NOTA: la fonte (secondaria) non riporta evidenziazioni in corsivo; le abbiamo inserite a nostro giudizio (principalmente titoli di pubblicazioni e termini in lingua straniera come l’inglese ‹information technology›). La pagina sul sito de “il Manifesto” evidenzia in corsivo solamente il titolo del saggio della Di Leo, ‹L’età della moneta›.

[A·1]• «[…] tra potere e le élites […]»: ci si aspetterebbe “tra il potere e le élites”, ma oltretutto il plurale ‹élites› (in teoria i termini stranieri in italiano non andrebbero al plurale) contrasta con “élite economiche ed élite politiche” del cpv. successivo (vedi però il nostro “commento” all’inizio di questa sezione).

[A·3]• Nel testo originale: «[…] lo sviluppo di un [sic!] autonomia del ruolo intellettuale […]», apostrofo mancante a causa di un evidente refuso; ripristinato.
•[ivi]• Nel testo originale: «Sarà solo con l’affrancamento […] che [sic!] a partire dal periodo del mercantilismo […] che [sic!] gli “uomini del lavoro” […]», non si nota alla prima lettura per via della lunghezza del periodo e delle molte parentetiche frapposte, ma c’è un “che” di troppo; marcati con [sic!] entrambi i “che”.

[A·4]• Nel testo originale: «[…] il finanziamento dei progetti di espansioni [sic!] […]», dovrebbe forse essere “progetti di espansione”, che si tratti di un refuso? – marcato con [sic!].

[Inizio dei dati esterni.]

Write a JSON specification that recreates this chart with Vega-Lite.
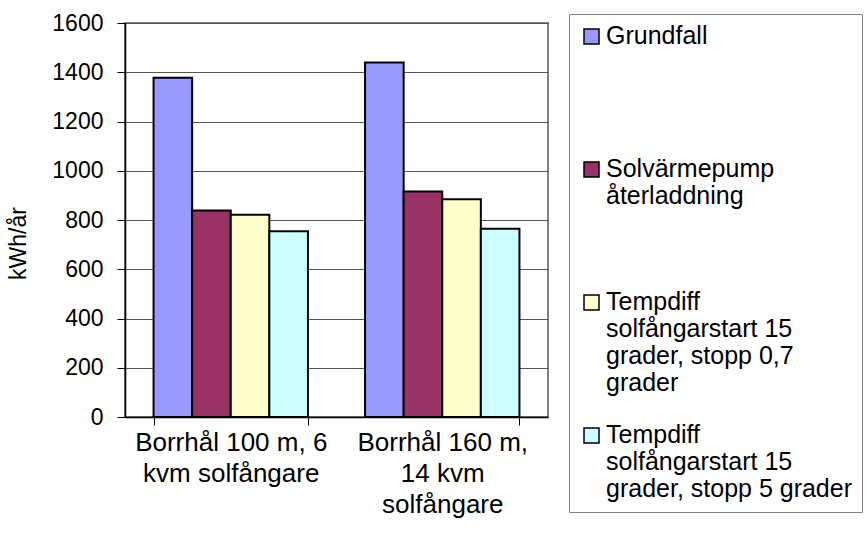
{
  "$schema": "https://vega.github.io/schema/vega-lite/v6.json",
  "autosize": "none",
  "padding": {"left": 125, "top": 23, "right": 320, "bottom": 116},
  "width": 423,
  "height": 394,
  "background": "white",
  "config": {
    "font": "Liberation Sans",
    "view": {"stroke": "#808080", "strokeWidth": 2}
  },
  "data": {
    "values": [
      {"case": "Borrhål 100 m, 6 kvm solfångare", "serie": "Grundfall", "kwh": 1378},
      {"case": "Borrhål 100 m, 6 kvm solfångare", "serie": "Solvärmepump återladdning", "kwh": 839},
      {"case": "Borrhål 100 m, 6 kvm solfångare", "serie": "Tempdiff solfångarstart 15 grader, stopp 0,7 grader", "kwh": 821},
      {"case": "Borrhål 100 m, 6 kvm solfångare", "serie": "Tempdiff solfångarstart 15 grader, stopp 5 grader", "kwh": 754},
      {"case": "Borrhål 160 m, 14 kvm solfångare", "serie": "Grundfall", "kwh": 1440},
      {"case": "Borrhål 160 m, 14 kvm solfångare", "serie": "Solvärmepump återladdning", "kwh": 916},
      {"case": "Borrhål 160 m, 14 kvm solfångare", "serie": "Tempdiff solfångarstart 15 grader, stopp 0,7 grader", "kwh": 884},
      {"case": "Borrhål 160 m, 14 kvm solfångare", "serie": "Tempdiff solfångarstart 15 grader, stopp 5 grader", "kwh": 764}
    ]
  },
  "mark": {"type": "bar", "stroke": "black", "strokeWidth": 2},
  "encoding": {
    "x": {
      "field": "case",
      "type": "nominal",
      "sort": null,
      "scale": {"paddingInner": 0.27, "paddingOuter": 0.135},
      "axis": {
        "title": null,
        "labelAngle": 0,
        "labelFontSize": 26,
        "labelColor": "black",
        "labelPadding": 4,
        "labelBaseline": "top",
        "labelLineHeight": 31,
        "labelLimit": 0,
        "labelExpr": "datum.value == 'Borrhål 100 m, 6 kvm solfångare' ? ['Borrhål 100 m, 6', 'kvm solfångare'] : datum.value == 'Borrhål 160 m, 14 kvm solfångare' ? ['Borrhål 160 m,', '14 kvm', 'solfångare'] : ''",
        "tickBand": "extent",
        "tickSize": 8,
        "tickColor": "black",
        "domainColor": "black",
        "domainWidth": 1.5
      }
    },
    "xOffset": {"field": "serie", "type": "nominal", "sort": null, "scale": {"paddingInner": 0, "paddingOuter": 0}},
    "y": {
      "field": "kwh",
      "type": "quantitative",
      "scale": {"domain": [0, 1600]},
      "axis": {
        "title": "kWh/år",
        "titleFontSize": 23,
        "titleFontWeight": "normal",
        "titleColor": "black",
        "titleX": -107,
        "titleY": 220,
        "titleAngle": -90,
        "titleAlign": "center",
        "titleBaseline": "middle",
        "values": [0, 200, 400, 600, 800, 1000, 1200, 1400, 1600],
        "format": "d",
        "labelFontSize": 23,
        "labelColor": "black",
        "labelPadding": 14,
        "tickSize": 8,
        "tickColor": "black",
        "domainColor": "black",
        "domainWidth": 1.5,
        "gridColor": "#555555",
        "gridWidth": 1
      }
    },
    "fill": {
      "field": "serie",
      "type": "nominal",
      "sort": null,
      "scale": {
        "domain": ["Grundfall", "Solvärmepump återladdning", "Tempdiff solfångarstart 15 grader, stopp 0,7 grader", "Tempdiff solfångarstart 15 grader, stopp 5 grader"],
        "range": ["#9999FF", "#993366", "#FFFFCC", "#CCFFFF"]
      },
      "legend": {
        "title": null,
        "orient": "none",
        "legendX": 444,
        "legendY": -9,
        "strokeColor": "#808080",
        "padding": 10,
        "symbolType": "square",
        "symbolSize": 225,
        "symbolStrokeColor": "black",
        "symbolStrokeWidth": 1.5,
        "labelFontSize": 25,
        "labelColor": "black",
        "labelLimit": 0,
        "labelOffset": 2,
        "labelBaseline": "top",
        "labelLineHeight": 26.5,
        "gridAlign": "all",
        "rowPadding": 26,
        "labelExpr": "datum.value == 'Grundfall' ? ['Grundfall'] : datum.value == 'Solvärmepump återladdning' ? ['Solvärmepump', 'återladdning'] : datum.value == 'Tempdiff solfångarstart 15 grader, stopp 0,7 grader' ? ['Tempdiff', 'solfångarstart 15', 'grader, stopp 0,7', 'grader'] : ['Tempdiff', 'solfångarstart 15', 'grader, stopp 5 grader']",
        "encode": {"labels": {"update": {"dy": {"value": -13}}}}
      }
    }
  }
}
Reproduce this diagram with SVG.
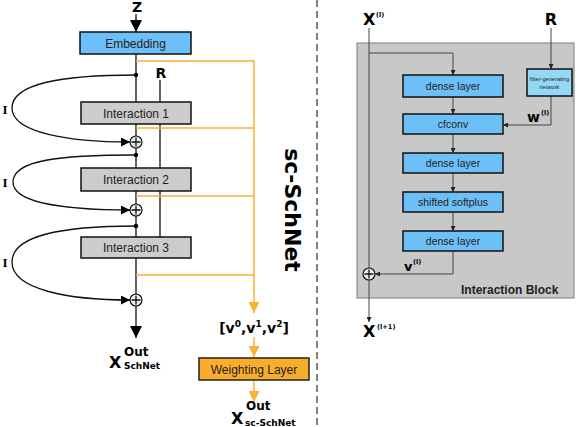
<svg xmlns="http://www.w3.org/2000/svg" width="581" height="427" viewBox="0 0 581 427">
<style>
.lbl{font-family:"Liberation Sans",Arial,sans-serif;font-size:12px;fill:#222;text-anchor:middle}
.rl{font-family:"Liberation Sans",Arial,sans-serif;font-size:10.5px;fill:#222;text-anchor:middle}
.m{font-family:"DejaVu Sans",sans-serif;font-weight:bold;fill:#000}
.ser{font-family:"Liberation Serif","Times New Roman",serif;font-weight:bold;font-size:13px;fill:#000;text-anchor:middle}
.blue{fill:#6dbff8;stroke:#111;stroke-width:1.5}
.gray{fill:#cccccc;stroke:#111;stroke-width:1.5}
.ln{fill:none;stroke:#111;stroke-width:1.3}
.rln{fill:none;stroke:#444;stroke-width:1}
.or{fill:none;stroke:#f9b233;stroke-width:1.5}
.plus{fill:#eeeeee;stroke:#111;stroke-width:1.2}
</style>
<defs>
<marker id="ba" viewBox="0 0 10 10" refX="10" refY="5" markerWidth="12" markerHeight="12" markerUnits="userSpaceOnUse" orient="auto"><path d="M0,0 L10,5 L0,10 z" fill="#000"/></marker>
<marker id="ma" viewBox="0 0 10 10" refX="10" refY="5" markerWidth="9" markerHeight="9" markerUnits="userSpaceOnUse" orient="auto"><path d="M0,0 L10,5 L0,10 z" fill="#000"/></marker>
<marker id="oa" viewBox="0 0 10 10" refX="10" refY="5" markerWidth="11" markerHeight="11" markerUnits="userSpaceOnUse" orient="auto"><path d="M0,0 L10,5 L0,10 z" fill="#f9b233"/></marker>
<marker id="sa" viewBox="0 0 10 10" refX="10" refY="5" markerWidth="5" markerHeight="5" markerUnits="userSpaceOnUse" orient="auto"><path d="M0,0 L10,5 L0,10 z" fill="#222"/></marker>
</defs>

<!-- right interaction block background -->
<rect id="interaction-block" x="357" y="43" width="217" height="255" fill="#c8c8c8" stroke="#7f7f7f" stroke-width="1"/>

<g id="connectors">
  <line class="ln" x1="136" y1="14" x2="136" y2="32" marker-end="url(#ba)"/>
  <line class="ln" x1="136" y1="54" x2="136" y2="338" marker-end="url(#ba)"/>
  <line class="ln" x1="160" y1="80" x2="160" y2="237"/>
  <path class="ln" d="M136,75 C60,75 12,84 12,108 C12,133 70,142 130,142" marker-end="url(#ma)"/>
  <path class="ln" d="M136,155 C60,155 13,160 13,182 C13,204 70,210 130,210" marker-end="url(#ma)"/>
  <path class="ln" d="M136,226 C60,226 12,236 12,262 C12,290 70,300 130,300" marker-end="url(#ma)"/>
  <polyline class="or" points="136,61 254,61 254,313" marker-end="url(#oa)"/>
  <line class="or" x1="136" y1="128" x2="254" y2="128"/>
  <line class="or" x1="136" y1="196" x2="254" y2="196"/>
  <line class="or" x1="136" y1="275" x2="254" y2="275"/>
  <line class="or" x1="254" y1="337" x2="254" y2="357" marker-end="url(#oa)"/>
  <line class="or" x1="254" y1="381" x2="254" y2="402" marker-end="url(#oa)"/>
  <line x1="317" y1="0" x2="317" y2="427" stroke="#808080" stroke-width="2" stroke-dasharray="7,4"/>
  <line class="rln" x1="369" y1="28" x2="369" y2="322" marker-end="url(#sa)"/>
  <polyline class="rln" points="369,53 453,53 453,75" marker-end="url(#sa)"/>
  <line class="rln" x1="453" y1="97" x2="453" y2="114" marker-end="url(#sa)"/>
  <line class="rln" x1="453" y1="134" x2="453" y2="153" marker-end="url(#sa)"/>
  <line class="rln" x1="453" y1="173" x2="453" y2="192" marker-end="url(#sa)"/>
  <line class="rln" x1="453" y1="212" x2="453" y2="231" marker-end="url(#sa)"/>
  <line class="rln" x1="551" y1="28" x2="551" y2="69" marker-end="url(#sa)"/>
  <polyline class="rln" points="551,96 551,125 503,125" marker-end="url(#sa)"/>
  <polyline class="rln" points="453,251 453,274 375,274" marker-end="url(#sa)"/>
</g>

<g id="embedding"><rect class="blue" x="80" y="32" width="111" height="22"/><text class="lbl" x="135.5" y="47.5">Embedding</text></g>
<g id="interaction1"><rect class="gray" x="81" y="102" width="110" height="22"/><text class="lbl" x="136" y="117.5">Interaction 1</text></g>
<g id="interaction2"><rect class="gray" x="81" y="168" width="110" height="23"/><text class="lbl" x="136" y="184">Interaction 2</text></g>
<g id="interaction3"><rect class="gray" x="81" y="237" width="110" height="21"/><text class="lbl" x="136" y="252">Interaction 3</text></g>
<g id="weighting"><rect x="199" y="358" width="110" height="22" fill="#f9ad2a" stroke="#222" stroke-width="1.5"/><text class="lbl" x="254" y="373.5">Weighting Layer</text></g>

<g id="dots">
  <circle cx="136" cy="75" r="2.2" fill="#000"/>
  <circle cx="136" cy="155" r="2.2" fill="#000"/>
  <circle cx="136" cy="226" r="2.2" fill="#000"/>
</g>
<g id="plus1"><circle class="plus" cx="136" cy="142" r="6"/><path class="ln" d="M131.5,142 H140.5 M136,137.5 V146.5"/></g>
<g id="plus2"><circle class="plus" cx="136" cy="210" r="6"/><path class="ln" d="M131.5,210 H140.5 M136,205.5 V214.5"/></g>
<g id="plus3"><circle class="plus" cx="136" cy="300" r="6"/><path class="ln" d="M131.5,300 H140.5 M136,295.5 V304.5"/></g>

<g id="left-labels">
  <text class="m" x="137" y="12" font-size="14" text-anchor="middle">Z</text>
  <text class="m" x="161" y="78" font-size="14" text-anchor="middle">R</text>
  <text class="ser" x="5" y="114">I</text>
  <text class="ser" x="5" y="187">I</text>
  <text class="ser" x="5" y="267">I</text>
  <text class="m" x="109" y="368" font-size="16">X</text>
  <text class="m" x="124" y="356" font-size="12">Out</text>
  <text class="m" x="124" y="369" font-size="9">SchNet</text>
  <text class="m" x="254" y="333" font-size="14" text-anchor="middle">[v<tspan font-size="9" dy="-6">0</tspan><tspan dy="6">,v</tspan><tspan font-size="9" dy="-6">1</tspan><tspan dy="6">,v</tspan><tspan font-size="9" dy="-6">2</tspan><tspan dy="6">]</tspan></text>
  <text class="m" x="231" y="424" font-size="16">X</text>
  <text class="m" x="246" y="410" font-size="12">Out</text>
  <text class="m" x="245" y="426" font-size="9">sc-SchNet</text>
  <text class="m" font-size="22" text-anchor="middle" transform="translate(285,210) rotate(90)">sc-SchNet</text>
</g>

<g id="dense1"><rect class="blue" x="403" y="75" width="100" height="22"/><text class="rl" x="453" y="90">dense layer</text></g>
<g id="cfconv"><rect class="blue" x="403" y="114" width="100" height="20"/><text class="rl" x="453" y="128">cfconv</text></g>
<g id="dense2"><rect class="blue" x="403" y="153" width="100" height="20"/><text class="rl" x="453" y="167">dense layer</text></g>
<g id="softplus"><rect class="blue" x="403" y="192" width="100" height="20"/><text class="rl" x="453" y="206">shifted softplus</text></g>
<g id="dense3"><rect class="blue" x="403" y="231" width="100" height="20"/><text class="rl" x="453" y="245">dense layer</text></g>
<g id="filter"><rect x="527" y="69" width="45" height="27" fill="#93d8f7" stroke="#111" stroke-width="1.5"/>
  <text class="rl" font-size="11" transform="translate(549.5,81) scale(0.54)">filter-generating</text>
  <text class="rl" font-size="11" transform="translate(549.5,89) scale(0.54)">network</text></g>
<g id="plus-r"><circle class="plus" cx="369" cy="274" r="6"/><path class="ln" d="M364.5,274 H373.5 M369,269.5 V278.5"/></g>

<g id="right-labels">
  <text class="m" x="363" y="25" font-size="16">X</text>
  <text class="m" font-size="12" transform="translate(376,17) scale(0.55)">(l)</text>
  <text class="m" x="551" y="25" font-size="16" text-anchor="middle">R</text>
  <text class="m" x="527" y="122" font-size="14">w</text>
  <text class="m" font-size="12" transform="translate(541,115) scale(0.55)">(l)</text>
  <text class="m" x="404" y="271" font-size="13">v</text>
  <text class="m" font-size="12" transform="translate(413,264) scale(0.55)">(l)</text>
  <text font-family="Liberation Sans,Arial,sans-serif" font-weight="bold" font-size="12" x="461" y="294" fill="#222">Interaction Block</text>
  <text class="m" x="363" y="337" font-size="16">X</text>
  <text class="m" font-size="12" transform="translate(377,329) scale(0.55)">(l+1)</text>
</g>
</svg>
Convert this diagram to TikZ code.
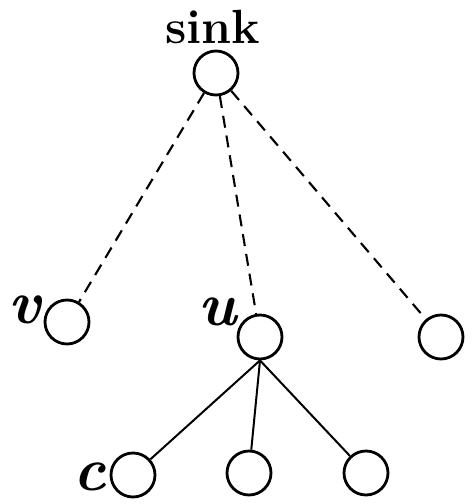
\documentclass[tikz,border=0pt]{standalone}
\usetikzlibrary{positioning}

\tikzset{every picture/.style={line width=0.75pt}}
\tikzset{
  vtx/.style={draw, circle, line width=2.1pt, inner sep=0pt, minimum size=33pt},
  tree edge/.style={line width=1.5pt},
  sink edge/.style={line width=1.6pt, dash pattern={on 9pt off 6pt}},
  lbl/.style={anchor=base, inner sep=0.75pt, font=\fontsize{46}{46}\selectfont\bfseries\itshape}
}

\begin{document}
\begin{tikzpicture}[x=0.75pt,y=0.75pt,yscale=-1,xscale=1]
%set diagram left start at 0, and has height of 504
\path[use as bounding box] (0,0) rectangle (472,504);

%Shape: Circle [sink]
\node [vtx] (sink) at (216,73) {};
%Shape: Circle [top row]
\node [vtx] (v) at (67,322) {};
\node [vtx] (u) at (260,337) {};
\node [vtx] (w) at (441,337) {};
%Shape: Circle [children of u]
\node [vtx] (c) at (133,475) {};
\node [vtx] (d) at (249,473) {};
\node [vtx] (e) at (366,473) {};

%Dashed Lines
\draw [sink edge] (sink) -- (v) ;
\draw [sink edge] (sink) -- (u) ;
\draw [sink edge] (sink) -- (w) ;
%Straight Lines
\draw [tree edge] (u.south) -- (c) ;
\draw [tree edge] (u.south) -- (d) ;
\draw [tree edge] (u.south) -- (e) ;

% Text Node
\node [anchor=base, inner sep=0.75pt, font=\fontsize{36}{36}\selectfont\bfseries] (sinktxt) at (213,43) {sink};
% Text Node
\node [lbl] (vtxt) at (25,323) {v};
% Text Node
\node [lbl] (utxt) at (218,325) {u};
% Text Node
\node [lbl] (ctxt) at (90,490) {c};

\end{tikzpicture}
\end{document}
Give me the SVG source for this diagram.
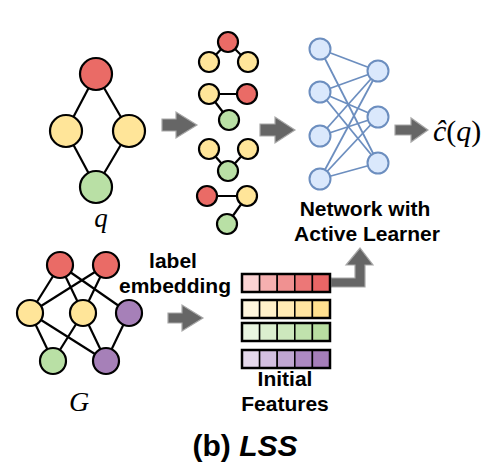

[A·6]• Nel testo originale: «Gli uomini del lavoro si traformano [sic!] in “uomini del piano” […]», è un manifesto refuso, dev’essere “trasformano” (manca la ‘s’); corretto.

[A·7]• Nel testo originale: «[…] salva il ruolo del partito (bolscvico, [sic!] n.d.r.) […]», è un chiaro refuso, dev’essere “bolscevico”; corretto.
•[ivi]• Nel testo originale: «[…] ma via, via, [sic!] consegna il paese alla logica del capitale […]», almeno la 1ª virgola è certamente di troppo, ma dipendesse da noi toglieremmo anche la 2ª; corretto.
•[ivi]• Nel testo originale: «[…] l’uomo della moneta si è affermato nel ruolo guida all’alba del XX [sic!] secolo […]», forse intendeva il XXI? – marcato con [sic!].
•[ivi]• «[…] implicito riferimento alla ‹Nuova ragione del mondo› […]»: si riferisce al saggio ‹La nuova ragione del mondo. Critica della razionalità neoliberista› di Pierre Dardot e Christian Laval.
NOTA: come non di rado accade, il (sotto)titolo dell’edizione originale francese è leggermente diverso: ‹La nouvelle raison du monde: essai sur la société néolibérale›.

[A·8]• Nel testo originale: «Se il concetto di Stuart Mill, [sic!] si riferiva […]», la virgola tra soggetto e verbo è decisamente di troppo; eliminata.
•[ivi]• Nel testo originale: «[…] capacità di autodirigersi o di concerto di accettare di essere autodiretto [sic!]», c’è qualcosa che non quadra, in questa frase; marcato con [sic!].

[A·11]• «[…] concezione […] aristotelica, secondo la quale l’‹Homo Sapiens› è […] un “animale politico”»: senonché l’‹Homo Sapiens› (che peraltro è latino), ai tempi di Aristotele neppure esisteva – cioè esisteva di fatto, ma non esisteva il concetto di ‹Homo Sapiens› come differente da altre specie di ‹Homo›. Forse l’abuso del termine si giustifica per l’accostamento (più o meno consapevole) a quello di ‹homo oeconomicus› di John Stuart Mill.

[A·12]• «È arrivato il momento […] che [le donne] ne diventino le principali protagoniste»: dell’evoluzione progressista, della società umana, oppure della deriva attuale? (ci si perdoni la battuta, ma comunque concordiamo con l’affermazione).